Catherine L. Douthwright, PhD, CCRP
Assistant Professor
Neuromuscular Clinical Research
Catherine Douthwright, PhD, is an assistant professor in the lab of Dr. Robert Brown. Her focus is on research that directly involves patients. This includes collecting samples from people with ALS and volunteers to share with scientists in the lab who are performing fundamental ALS research. She also helps lead clinical trials to test new drugs and therapies for ALS. Catherine has been doing this work for 10 years, and she’s inspired every day by the dedication of both patients and researchers who are working together to find the causes of ALS and develop better treatments.

Debra Cameron
Research Associate III
Landers & Bosco Labs
Debra is working on multiple studies aimed at developing ALS therapeutics, as well as at understanding the molecular and genetic causes of ALS. Debra is currently assisting with projects focused on the effects of head trauma on neurodegenerative diseases such as ALS and FTD. She is also studying how mutations in PFN1 cause ALS.

Nils Henninger, M.D., Ph.D., Dr. med., FANA, FWSO
Associate Professor of
Neurology and Psychiatry
Dr. Henninger is a clinician and scientist at the University of Massachusetts Chan Medical School (UMass Chan). A particular research interest of his lab is to understand how traumatic brain injury (TBI) contributes to ALS pathology with the goal to develop novel treatments. With the support of the Angel fund for ALS research, his laboratory provided strong support for the hypothesis that TBI can trigger ALS pathology and accelerate the course and increase severity of the disease in murine ALS models. He also discovered that blocking the key regulatory gene of axon death (Sarm1) is neuroprotective (Kahriman et al. Brain 2023; Dogan et al. Ann. Neurol 2025). His lab’s ongoing efforts are aimed at understanding whether the deleterious effects of TBI on ALS disease onset and progression are due to injury-induced impairment of glymphatic function, the brain’s system to clear waste products, and whether it is possible to enhance glymphatic flow to prevent disease progression in ALS.

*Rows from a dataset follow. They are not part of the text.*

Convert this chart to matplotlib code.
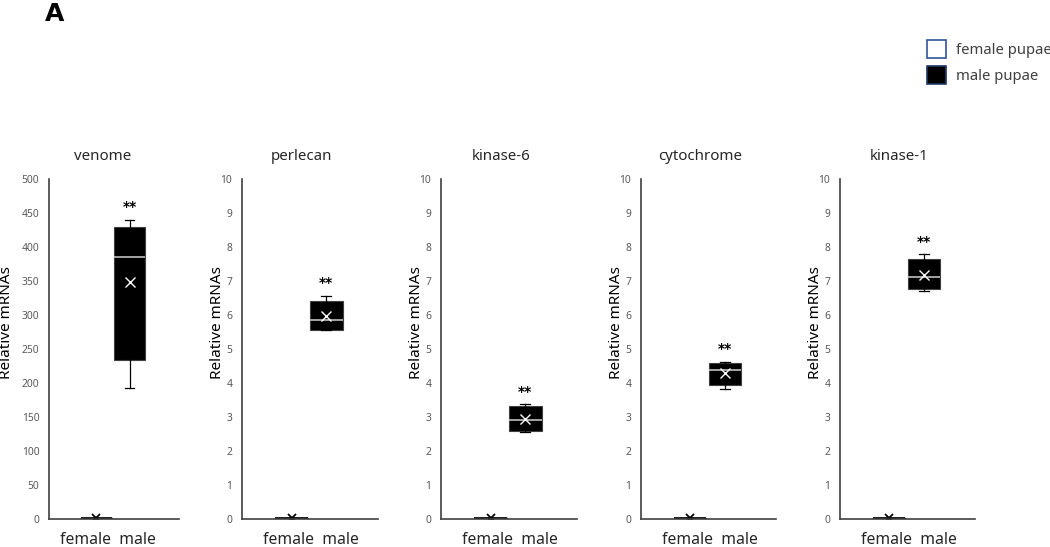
import matplotlib.pyplot as plt
from matplotlib.patches import Patch

plt.rcParams['font.family'] = ['Noto Sans', 'DejaVu Sans']

genes = ["venome", "perlecan", "kinase-6", "cytochrome", "kinase-1"]
y_max = [500, 10, 10, 10, 10]
y_step = [50, 1, 1, 1, 1]

# male pupae box stats
male_whislo = [192, 5.55, 2.57, 3.81, 6.71]
male_q1 = [234, 5.56, 2.58, 3.93, 6.76]
male_med = [385, 5.85, 2.91, 4.39, 7.11]
male_q3 = [430, 6.42, 3.32, 4.60, 7.64]
male_whishi = [440, 6.56, 3.38, 4.63, 7.79]
male_mean = [348, 5.98, 2.93, 4.29, 7.18]

# female pupae sit at the floor of every panel
female_val = [1.5, 0.03, 0.03, 0.03, 0.03]

stars = "**"

# panel geometry in pixels (figure is 1050 x 547)
W, H = 1050, 547
lefts = [49, 242, 441, 641, 840]
rights = [179, 378, 577, 776, 975]
top, bottom = 179, 519

fig = plt.figure(figsize=(10.5, 5.47), dpi=100)

for i, g in enumerate(genes):
    l, r = lefts[i], rights[i]
    ax = fig.add_axes([l / W, 1 - bottom / H, (r - l) / W, (bottom - top) / H])

    f = female_val[i]
    fem = dict(med=f, q1=0, q3=f, whislo=0, whishi=f, mean=f, fliers=[])
    mal = dict(med=male_med[i], q1=male_q1[i], q3=male_q3[i],
               whislo=male_whislo[i], whishi=male_whishi[i],
               mean=male_mean[i], fliers=[])

    ax.bxp([fem], positions=[0.365], widths=0.24, capwidths=0.0,
           showmeans=True, patch_artist=True,
           boxprops=dict(facecolor='white', edgecolor='black', linewidth=1),
           medianprops=dict(color='black', linewidth=1.2),
           whiskerprops=dict(color='black', linewidth=0.8),
           capprops=dict(color='black', linewidth=0),
           meanprops=dict(marker='x', markeredgecolor='black', markersize=6,
                          markeredgewidth=1.3))
    ax.bxp([mal], positions=[0.62], widths=0.24, capwidths=0.075,
           showmeans=True, patch_artist=True,
           boxprops=dict(facecolor='black', edgecolor='#404040', linewidth=0.8),
           medianprops=dict(color='#bfbfbf', linewidth=1.2),
           whiskerprops=dict(color='black', linewidth=0.9),
           capprops=dict(color='black', linewidth=0.9),
           meanprops=dict(marker='x', markeredgecolor='white', markersize=7,
                          markeredgewidth=1.0))

    ax.annotate(stars, (0.62, male_whishi[i]), xytext=(0, 9),
                textcoords='offset points', ha='center', va='center',
                fontsize=10, fontweight='bold', color='black',
                family='DejaVu Sans')

    ax.set_xlim(0, 1)
    ax.set_ylim(0, y_max[i])
    ax.set_yticks([k * y_step[i] for k in range(11)])
    ax.set_xticks([])
    ax.tick_params(axis='y', length=0, labelsize=7.4, labelcolor='#595959', pad=7)
    for s in ['top', 'right']:
        ax.spines[s].set_visible(False)
    for s in ['left', 'bottom']:
        ax.spines[s].set_color('#404040')
        ax.spines[s].set_linewidth(1.2)

    tx = 0.41 if i == 0 else 0.44
    ax.text(tx, 1.065, g, transform=ax.transAxes, ha='center', va='center',
            fontsize=10.8, color='#262626')
    lx = 0.45 if i == 0 else 0.51
    ax.text(lx, -0.062, "female  male", transform=ax.transAxes, ha='center',
            va='center', fontsize=11.3, color='#262626')
    ax.set_ylabel("Relative mRNAs", fontsize=11, color='black')
    ax.yaxis.set_label_coords(-0.27 if i == 0 else -0.125, 0.577)

fig.text(45 / W, 1 - 21 / H, "A", fontsize=18, fontweight='bold',
         family='DejaVu Sans', ha='left', va='baseline')

handles = [Patch(facecolor='white', edgecolor='#2f5597', linewidth=1.2),
           Patch(facecolor='black', edgecolor='#1f3864', linewidth=1.2)]
fig.legend(handles, ["female pupae", "male pupae"], loc='upper left',
           bbox_to_anchor=(927 / W, 1 - 40 / H), frameon=False,
           fontsize=10.7, handlelength=1.25, handleheight=1.45,
           labelspacing=0.55, handletextpad=0.7, borderpad=0,
           borderaxespad=0, labelcolor='#404040')

fig.savefig("out.png", dpi=100)
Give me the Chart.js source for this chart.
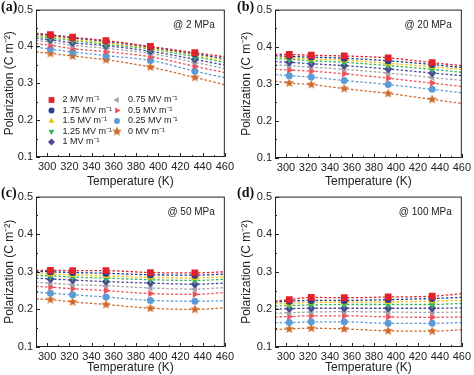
<!DOCTYPE html>
<html>
<head>
<meta charset="utf-8">
<script src="https://cdn.jsdelivr.net/npm/chart.js@4.4.0/dist/chart.umd.min.js"></script>
<style>
  body { margin: 0; background: #fff; width: 474px; height: 375px; position: relative; overflow: hidden; }
  canvas { position: absolute; }
  .tag { position: absolute; font: bold 14px 'Liberation Serif', 'Times New Roman', serif; color: #111; line-height: 14px; }
</style>
</head>
<body>
<canvas id="pa" width="237" height="188" style="left:0;top:0"></canvas>
<canvas id="pb" width="237" height="188" style="left:237px;top:0"></canvas>
<canvas id="pc" width="237" height="188" style="left:0;top:187px"></canvas>
<canvas id="pd" width="237" height="188" style="left:237px;top:187px"></canvas>
<div class="tag" style="left:1px;top:0">(a)</div>
<div class="tag" style="left:237px;top:0">(b)</div>
<div class="tag" style="left:1px;top:186px">(c)</div>
<div class="tag" style="left:237px;top:186px">(d)</div>
<script>
// measurement temperatures (K) and fit range
const temps = [303, 323, 353, 393, 433];
const fitEnds = [290, 460];
const fields = ['2', '1.75', '1.5', '1.25', '1', '0.75', '0.5', '0.25', '0'];
const xTicks = [300, 320, 340, 360, 380, 400, 420, 440, 460];
const yTicks = [0.1, 0.2, 0.3, 0.4, 0.5];

// (a) 2 MPa — rows follow fields order
const polA = [
  [0.432, 0.425, 0.416, 0.400, 0.383],
  [0.430, 0.423, 0.414, 0.398, 0.380],
  [0.426, 0.419, 0.410, 0.395, 0.377],
  [0.423, 0.416, 0.406, 0.393, 0.372],
  [0.418, 0.410, 0.402, 0.387, 0.365],
  [0.412, 0.403, 0.395, 0.381, 0.357],
  [0.403, 0.394, 0.386, 0.372, 0.346],
  [0.393, 0.385, 0.375, 0.362, 0.333],
  [0.381, 0.374, 0.364, 0.344, 0.316]
];
const endsA = [[0.436, 0.372], [0.433, 0.367], [0.430, 0.362], [0.427, 0.357], [0.422, 0.349],
  [0.416, 0.340], [0.408, 0.329], [0.398, 0.315], [0.385, 0.296]];

// (b) 20 MPa
const polB = [
  [0.379, 0.377, 0.375, 0.370, 0.357],
  [0.374, 0.372, 0.369, 0.362, 0.352],
  [0.370, 0.367, 0.364, 0.355, 0.346],
  [0.366, 0.362, 0.358, 0.349, 0.339],
  [0.358, 0.354, 0.349, 0.340, 0.329],
  [0.349, 0.345, 0.339, 0.329, 0.317],
  [0.337, 0.334, 0.327, 0.315, 0.302],
  [0.322, 0.318, 0.309, 0.298, 0.285],
  [0.302, 0.298, 0.287, 0.274, 0.258]
];
const endsB = [[0.380, 0.349], [0.376, 0.344], [0.372, 0.339], [0.368, 0.331], [0.360, 0.322],
  [0.351, 0.309], [0.339, 0.293], [0.325, 0.276], [0.307, 0.247]];

// (c) 50 MPa
const polC = [
  [0.304, 0.303, 0.303, 0.298, 0.297],
  [0.300, 0.298, 0.296, 0.292, 0.291],
  [0.294, 0.292, 0.289, 0.285, 0.284],
  [0.289, 0.286, 0.283, 0.279, 0.277],
  [0.281, 0.278, 0.274, 0.270, 0.267],
  [0.270, 0.266, 0.263, 0.257, 0.254],
  [0.259, 0.255, 0.250, 0.242, 0.240],
  [0.243, 0.239, 0.233, 0.224, 0.222],
  [0.226, 0.220, 0.213, 0.203, 0.200]
];
const endsC = [[0.304, 0.300], [0.301, 0.294], [0.295, 0.287], [0.290, 0.280], [0.283, 0.270],
  [0.272, 0.258], [0.261, 0.245], [0.246, 0.223], [0.228, 0.204]];

// (d) 100 MPa
const polD = [
  [0.226, 0.232, 0.231, 0.233, 0.235],
  [0.222, 0.224, 0.224, 0.226, 0.229],
  [0.216, 0.219, 0.219, 0.220, 0.222],
  [0.210, 0.212, 0.213, 0.213, 0.213],
  [0.202, 0.203, 0.203, 0.203, 0.203],
  [0.191, 0.193, 0.194, 0.193, 0.192],
  [0.181, 0.183, 0.183, 0.180, 0.179],
  [0.165, 0.167, 0.167, 0.163, 0.163],
  [0.148, 0.150, 0.148, 0.143, 0.142]
];
const endsD = [[0.222, 0.242], [0.220, 0.232], [0.215, 0.224], [0.209, 0.216], [0.201, 0.204],
  [0.190, 0.193], [0.180, 0.180], [0.165, 0.165], [0.146, 0.146]];

const colors = ['#e3212b', '#233f8c', '#f2c40f', '#34b854', '#4a4a98', '#a2a2a8', '#ef5158', '#5b9bd6', '#cf6a2a'];

// filled five point star for 0 MV/m
function starImage(color, r) {
  const c = document.createElement('canvas');
  c.width = c.height = r * 2 + 2;
  const g = c.getContext('2d');
  g.fillStyle = color;
  g.beginPath();
  for (let i = 0; i < 10; i++) {
    const rr = i % 2 ? r * 0.45 : r;
    const a = -Math.PI / 2 + i * Math.PI / 5;
    g.lineTo(r + 1 + rr * Math.cos(a), r + 1 + rr * Math.sin(a));
  }
  g.closePath();
  g.fill();
  return c;
}

const markers = [
  { style: 'rect', rot: 0, r: 4.8 },
  { style: 'circle', rot: 0, r: 3.5 },
  { style: 'triangle', rot: 0, r: 4.2 },
  { style: 'triangle', rot: 180, r: 4.2 },
  { style: 'rectRot', rot: 0, r: 4.2 },
  { style: 'triangle', rot: -90, r: 4.2 },
  { style: 'triangle', rot: 90, r: 4.2 },
  { style: 'circle', rot: 0, r: 3.5 },
  { style: starImage(colors[8], 5), rot: 0, r: 5 }
];

const sans = "'Liberation Sans Narrow', 'Arial Narrow', 'Liberation Sans', Arial, sans-serif";

const decor = {
  id: 'decor',
  afterDatasetsDraw(chart, args, o) {
    const { ctx, chartArea: a, scales: { x, y } } = chart;
    ctx.save();
    ctx.strokeStyle = '#222';
    ctx.lineWidth = 1;
    ctx.strokeRect(a.left + 0.5, a.top + 0.5, a.right - a.left - 1, a.bottom - a.top - 1);

    // inward ticks, major and minor
    ctx.beginPath();
    xTicks.forEach((v, i) => {
      const px = Math.round(x.getPixelForValue(v)) + 0.5;
      ctx.moveTo(px, a.bottom); ctx.lineTo(px, a.bottom - 4);
      const m = i === 0 ? v - 10 : (v + xTicks[i - 1]) / 2;
      const mx = Math.round(x.getPixelForValue(m)) + 0.5;
      ctx.moveTo(mx, a.bottom); ctx.lineTo(mx, a.bottom - 2);
    });
    yTicks.forEach((v, i) => {
      const py = Math.round(y.getPixelForValue(v)) + 0.5;
      ctx.moveTo(a.left, py); ctx.lineTo(a.left + 4, py);
      if (i > 0) {
        const my = Math.round(y.getPixelForValue((v + yTicks[i - 1]) / 2)) + 0.5;
        ctx.moveTo(a.left, my); ctx.lineTo(a.left + 2, my);
      }
    });
    ctx.stroke();

    ctx.fillStyle = '#222';
    ctx.font = '10px ' + sans;
    ctx.textAlign = 'right';
    ctx.textBaseline = 'middle';
    ctx.fillText('@ ' + o.pressure + ' MPa', a.right - 10, a.top + 16);

    if (o.legend) {
      ctx.font = '9px ' + sans;
      ctx.textAlign = 'left';
      fields.forEach((f, i) => {
        const col = i < 5 ? 0 : 1;
        const row = i < 5 ? i : i - 5;
        const mx = col ? 117 : 51.5;
        const my = 100 + row * 10.5;
        const mk = markers[i];
        ctx.fillStyle = colors[i];
        Chart.helpers.drawPoint(ctx, { pointStyle: mk.style, rotation: mk.rot, radius: mk.r * 0.85, borderWidth: 0 }, mx, my);
        ctx.fillStyle = '#222';
        ctx.fillText(f + ' MV m\u207B\u00B9', mx + 11, my);
      });
    }
    ctx.restore();
  }
};

function makeChart(id, pol, ends, pressure, box, legend) {
  const datasets = [];
  pol.forEach((row, i) => {
    datasets.push({
      data: row.map((v, j) => ({ x: temps[j], y: v })),
      showLine: false,
      backgroundColor: colors[i],
      borderColor: colors[i],
      borderWidth: 0,
      pointStyle: markers[i].style,
      rotation: markers[i].rot,
      pointRadius: markers[i].r
    });
  });
  pol.forEach((row, i) => {
    const pts = [{ x: fitEnds[0], y: ends[i][0] }]
      .concat(row.map((v, j) => ({ x: temps[j], y: v })))
      .concat([{ x: fitEnds[1], y: ends[i][1] }]);
    datasets.push({
      data: pts,
      showLine: true,
      borderColor: colors[i],
      borderWidth: 1.3,
      borderDash: [2.5, 2],
      pointRadius: 0,
      cubicInterpolationMode: 'monotone'
    });
  });

  return new Chart(document.getElementById(id), {
    type: 'scatter',
    data: { datasets },
    plugins: [decor],
    options: {
      responsive: false,
      animation: false,
      events: [],
      layout: { padding: { top: box.top, right: box.right, left: 0, bottom: 0 } },
      plugins: {
        legend: { display: false },
        tooltip: { enabled: false },
        decor: { pressure, legend }
      },
      scales: {
        x: {
          type: 'linear',
          min: 290,
          max: 460,
          afterBuildTicks: s => { s.ticks = xTicks.map(v => ({ value: v })); },
          afterFit: s => { s.height = box.xh; },
          grid: { display: false, drawTicks: false },
          border: { display: false },
          ticks: { color: '#222', font: { family: sans, size: 11 }, padding: 3, maxRotation: 0 },
          title: { display: true, text: 'Temperature (K)', color: '#222', font: { family: sans, size: 12 }, padding: { top: 0, bottom: box.tb } }
        },
        y: {
          type: 'linear',
          min: 0.1,
          max: 0.5,
          afterBuildTicks: s => { s.ticks = yTicks.map(v => ({ value: v })); },
          afterFit: s => { s.width = box.yw; },
          grid: { display: false, drawTicks: false },
          border: { display: false },
          ticks: { color: '#222', font: { family: sans, size: 11 }, padding: 3, callback: v => v.toFixed(1) },
          title: { display: true, text: 'Polarization (C m\u207B\u00B2)', color: '#222', font: { family: "'Liberation Sans', Arial, sans-serif", size: 12 }, padding: { top: 2, bottom: 0 } }
        }
      }
    }
  });
}

makeChart('pa', polA, endsA, '2', { top: 5, right: 8, yw: 36, xh: 31, tb: -1 }, true);
makeChart('pb', polB, endsB, '20', { top: 5, right: 8, yw: 38, xh: 30, tb: -1 }, false);
makeChart('pc', polC, endsC, '50', { top: 6, right: 8, yw: 36, xh: 28, tb: 0 }, false);
makeChart('pd', polD, endsD, '100', { top: 6, right: 8, yw: 38, xh: 28, tb: 0 }, false);
</script>
</body>
</html>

Dr.Katharina Elisabeth (Karin) Meijboom
Postdoctoral Researcher
UMass Chan Medical School
Dr. Meijboom is a postdoctoral researcher at UMass Medical School, where she is working on gene therapy approaches for ALS under the mentorship of Dr. Brown. Her projects involve correcting common SOD1 mutations using cutting-edge gene editing tools, suppressing the toxic hexanucleotide repeat in the C9orf72 gene with artificial microRNAs and gene editing, and restoring NEK1 gene function. While still early, some of their data in cell and mouse models have been very promising.

Jonathan Jung
Graduate Student
Bosco Lab
Jonathan is studying how cells in the brain and spinal cord, other than neurons,
contribute to ALS. A cell type he is studying is microglia, which regulates the immune
response in the central nervous system and has been shown to play a critical role in
other neurodegenerative diseases such as Alzheimer’s. Jonathan’s project involves the
use of human induced pluripotent stem cell models, which can be directed to become
various cell types including motor neurons and microglia, to better understand how ALS-
linked mutations in the gene profilin-1 specifically affect different parts of the brain and
spinal cord. His work suggests that ALS-PFN1 impairs important quality control
mechanisms in microglia, causing these cells to become dysfunctional. These findings
suggest that upregulating these quality control processes in microglia could be a
therapeutic target for ALS and related diseases.